Once-a-day mail run urged to save $38m
The Post Office should consider reducing its mail delivery service from twice a day to once to save $38.2 million a year, the Audit Commission said.
It said the Post Office should also tighten control on overtime claims by postmen, which it said could save a further $21.3 million a year.
At present, the office operates 1,238 delivery beats which make one delivery each day.

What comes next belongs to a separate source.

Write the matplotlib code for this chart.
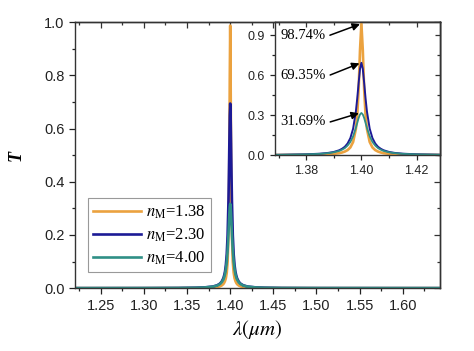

A further 452 beats make two deliveries daily.
The commission found the performance of beats with two deliveries only slightly better than that of one-delivery beats between January 2000 and December last year.
By reducing all deliveries to once a day, 133 postmen could be redeployed, it said.
The commission also found some overtime allowance claims were not justified, resulting in spending of about $21.3 million.
The commission said that some claims had been made for overtime allowances for one to two hours a day in cases where the workload could be carried out in less than one hour.
Postmaster-General Luk Ping-chuen said a reduction in the frequency of deliveries would 'seriously impede the efficiency and competitiveness of the business community' because a substantial portion of the daily mail in commercial and industrial areas was received in the afternoon.
'It may not be in the community's interest to further reduce the number of twice-daily delivery beats at this stage,' he said, pledging to review the operation.
The Post Office also said it had been continuously reviewing the workload of postmen regarding overtime allowances claimed.